After independence the French properties were bought up by Moroccans. In 1995 the English-language Al Akhawayn University opened its doors and is popular with wealthy Moroccans, as are the ski lifts just outside town.
There is a pretty 3km/2-mile walk from Ifrane to a spring called the Vittel; 500m along the river the water cascades over a cliff at the Virgin Falls.
There are two reasons to go to Azrou, altitude 1250m/4000 feet: the marvellous countryside along the way and the locally-made carpets. You pass through mountains covered in forests of green oaks and cedars, populated by Barbary monkeys and, at certain times of the year, flocks of butterflies unique to this zone. To the south-east lie a number of dormant volcanoes.
The town, which is much larger than Ifrane, owes its name to the Berber word for rock - azrou - for reasons which will quickly become obvious. Doors, window frames and roofs here are all in variations of the colour green and yet the specialty of Azrou is a red carpet, hand-woven in a geometric pattern. A market takes place at Azrou every Tuesday, largely given over to food but with a small section devoted to carpets and other textile goods.

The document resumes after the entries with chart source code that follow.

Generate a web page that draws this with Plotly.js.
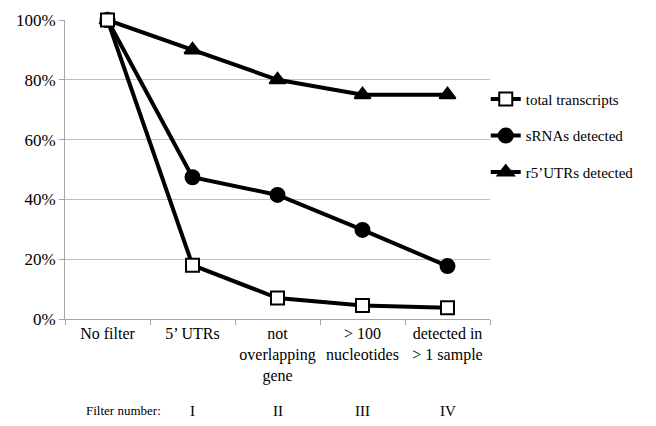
<!DOCTYPE html>
<html>
<head>
<meta charset="utf-8">
<script src="https://cdn.plot.ly/plotly-3.0.1.min.js"></script>
<style>html,body{margin:0;padding:0;background:#fff;}#chart{width:656px;height:426px;}</style>
</head>
<body>
<div id="chart"></div>
<script>
var categories = ["No filter", "5’ UTRs", "not<br>overlapping<br>gene", "> 100<br>nucleotides", "detected in<br>> 1 sample"];
var filterNumbers = ["I", "II", "III", "IV"];
var totalTranscripts = [100, 18, 7, 4.5, 3.8];
var sRNAsDetected = [100, 47.4, 41.5, 29.8, 17.7];
var r5UTRsDetected = [100, 90, 80, 75, 75];
var seriesNames = ["total transcripts", "sRNAs detected", "r5’UTRs detected"];

var font = "Liberation Serif, DejaVu Serif, serif";
function mk(name, vals, symbol, fill, grp, rank) {
  return {
    type: "scatter", mode: "lines+markers", name: name, legendgroup: grp, legendrank: rank,
    x: categories, y: vals,
    line: {color: "#000", width: 4},
    marker: {symbol: symbol, size: symbol === "square" ? 13 : 14, color: fill, line: {color: "#000", width: 2}},
    cliponaxis: false
  };
}
var traces = [
  mk(seriesNames[2], r5UTRsDetected, "triangle-up", "#000", "c", 3),
  mk(seriesNames[1], sRNAsDetected, "circle", "#000", "b", 2),
  mk(seriesNames[0], totalTranscripts, "square", "#fff", "a", 1)
];

var annotations = [{
  text: "Filter number:", xref: "paper", yref: "paper", x: 0.045, y: -0.307,
  xanchor: "left", yanchor: "middle", showarrow: false, font: {family: font, size: 13, color: "#000"}
}];
filterNumbers.forEach(function (t, i) {
  annotations.push({
    text: t, xref: "x", yref: "paper", x: i + 1, y: -0.307, xanchor: "center", yanchor: "middle",
    showarrow: false, font: {family: font, size: 15, color: "#000"}
  });
});

var layout = {
  width: 656, height: 426,
  margin: {l: 65, r: 166, t: 20, b: 107, autoexpand: false},
  paper_bgcolor: "#fff", plot_bgcolor: "#fff",
  font: {family: font, color: "#000"},
  showlegend: true,
  legend: {
    x: 0.99, y: 0.79, xanchor: "left", yanchor: "top",
    font: {family: font, size: 15, color: "#000"},
    traceorder: "grouped", tracegroupgap: 14, itemwidth: 30,
    bgcolor: "rgba(0,0,0,0)"
  },
  xaxis: {
    type: "category", range: [-0.5, 4.5], tickson: "boundaries", tickangle: 0,
    showline: true, linecolor: "#a6a6a6", linewidth: 1,
    ticks: "outside", ticklen: 5, tickcolor: "#a6a6a6",
    showgrid: false, zeroline: false,
    tickfont: {family: font, size: 16, color: "#000"}
  },
  yaxis: {
    range: [0, 100], tickvals: [0, 20, 40, 60, 80, 100],
    ticktext: ["0%", "20%", "40%", "60%", "80%", "100%"],
    showline: true, linecolor: "#a6a6a6", linewidth: 1,
    ticks: "outside", ticklen: 5, tickcolor: "#a6a6a6",
    showgrid: true, gridcolor: "#bfbfbf", gridwidth: 1, zeroline: false,
    tickfont: {family: font, size: 17, color: "#000"}
  },
  annotations: annotations
};
Plotly.newPlot("chart", traces, layout, {displayModeBar: false, staticPlot: true});
</script>
</body>
</html>
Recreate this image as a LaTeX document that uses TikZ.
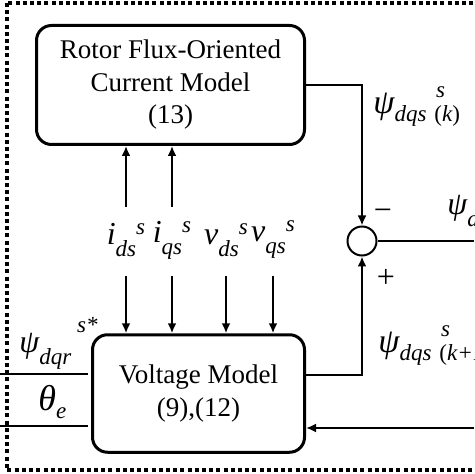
\documentclass[tikz,border=0pt]{standalone}
\usepackage{fontspec}
\setmainfont{Liberation Serif}
\usetikzlibrary{arrows.meta,positioning,calc}

\newcommand{\bigsz}{\fontsize{16}{16}\selectfont}
\newcommand{\smsz}{\fontsize{11.5}{11.5}\selectfont}
\newcommand{\sigvar}[4][5pt]{{\bigsz\itshape #2\raisebox{-6pt}{\smsz #3}\raisebox{#1}{\smsz #4}}}
\newcommand{\fluxlbl}[1]{{\fontsize{17}{17}\selectfont\itshape ψ\raisebox{-4pt}{\smsz dqs}\raisebox{8pt}{\rlap{\smsz\, s}}\kern4pt\raisebox{-4pt}{\smsz\upshape(\itshape #1\upshape)}}}

\begin{document}
\begin{tikzpicture}[x=0.5pt,y=-0.5pt,
	block/.style={draw,line width=1.5pt,rounded corners=7.5pt,align=center,font=\fontsize{13.5}{16.25}\selectfont},
	wire/.style={line width=1pt},
	sig/.style={wire,-{Latex[length=5pt,width=4.5pt]}},
	lbl/.style={inner sep=0pt,anchor=base west}]
	\useasboundingbox (0,0) rectangle (474,474);
	\clip (0,0) rectangle (474,474);
	\draw[line width=2pt,dash pattern=on 2pt off 1.6pt] (6.5,3) rectangle (500,470);
	\node[block,minimum width=134pt,minimum height=59.5pt] (cur) at (170.5,85) {Rotor Flux-Oriented\\Current Model\\(13)};
	\node[block,minimum width=106pt,minimum height=58.75pt] (volt) at (198.5,393.5) {Voltage Model\\(9),(12)};
	\node[draw,circle,wire,minimum size=14.5pt,inner sep=0pt] (sum) at (362,241) {};
	\node at (383,215) {\bigsz −};
	\node at (386,278) {\bigsz +};
	\node (ids) at (126,240) {\sigvar{i}{ds}{s}};
	\node (iqs) at (172,240) {\sigvar{i}{qs}{s}};
	\node (vds) at (226,240) {\sigvar{v}{ds}{s}};
	\node (vqs) at (273,240) {\sigvar{v}{qs}{s}};
	\foreach \n in {ids,iqs}
		\draw[sig] ($(\n)+(0,-33)$) -- (\n |- cur.south);
	\foreach \n in {ids,iqs,vds,vqs}
		\draw[sig] ($(\n)+(0,36)$) -- (\n |- volt.north);
	\draw[sig] (cur.east) -| (sum.north);
	\draw[sig] (volt.east |- 0,375) -| (sum.south);
	\coordinate (outend) at (474,241);
	\draw[wire] (sum.east) -- (outend);
	\coordinate (fbin) at (474,428);
	\draw[sig] (fbin) -- (volt.east |- fbin);
	\coordinate (psin) at (0,374);
	\coordinate (thin) at (0,426);
	\draw[wire,shorten >=1.5pt] (psin) -- (volt.west |- psin);
	\draw[wire,shorten >=1.5pt] (thin) -- (volt.west |- thin);
	\node[lbl] (fk) at (373,114) {\fluxlbl{k}};
	\node[lbl] (fk1) at (378,352) {\fluxlbl{k+1}};
	\node[lbl] (fout) at (447,215) {\sigvar{ψ}{dqs}{s}};
	\node[lbl] (psr) at (19,352) {\sigvar[10pt]{ψ}{dqr}{\kern3pt s*}};
	\node[lbl] (th) at (38,410) {{\fontsize{18}{18}\selectfont\itshape θ}\raisebox{-4pt}{\smsz\itshape e}};
\end{tikzpicture}
\end{document}
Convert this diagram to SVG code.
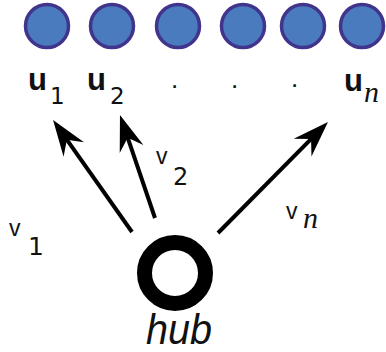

Sefrou was settled by a tribe of Berbers who were practising Jews until their conversion by Moulay Idriss. It has a small medina with a market on Thursdays and a mellah quarter which is decorated with old wooden balconies and separated from the town by a number of bridges over the Agaï River. There is a popular walk along the river to a set of waterfalls, around 20 minutes. A cliff on the approach to the town from the direction of Fez has several caves at its base, one of which is said to have been the burial place of the prophet Daniel. The area is noted for its cherry orchards; an annual festival in mid-June celebrates the fruit’s ripening and includes the election of Miss Cherry from among the town’s beauties and a procession to the tomb of Prophet Daniel. If you’ve time for another detour, head east from Sefrou to visit the Sebou Gorge, about 30km/18 miles.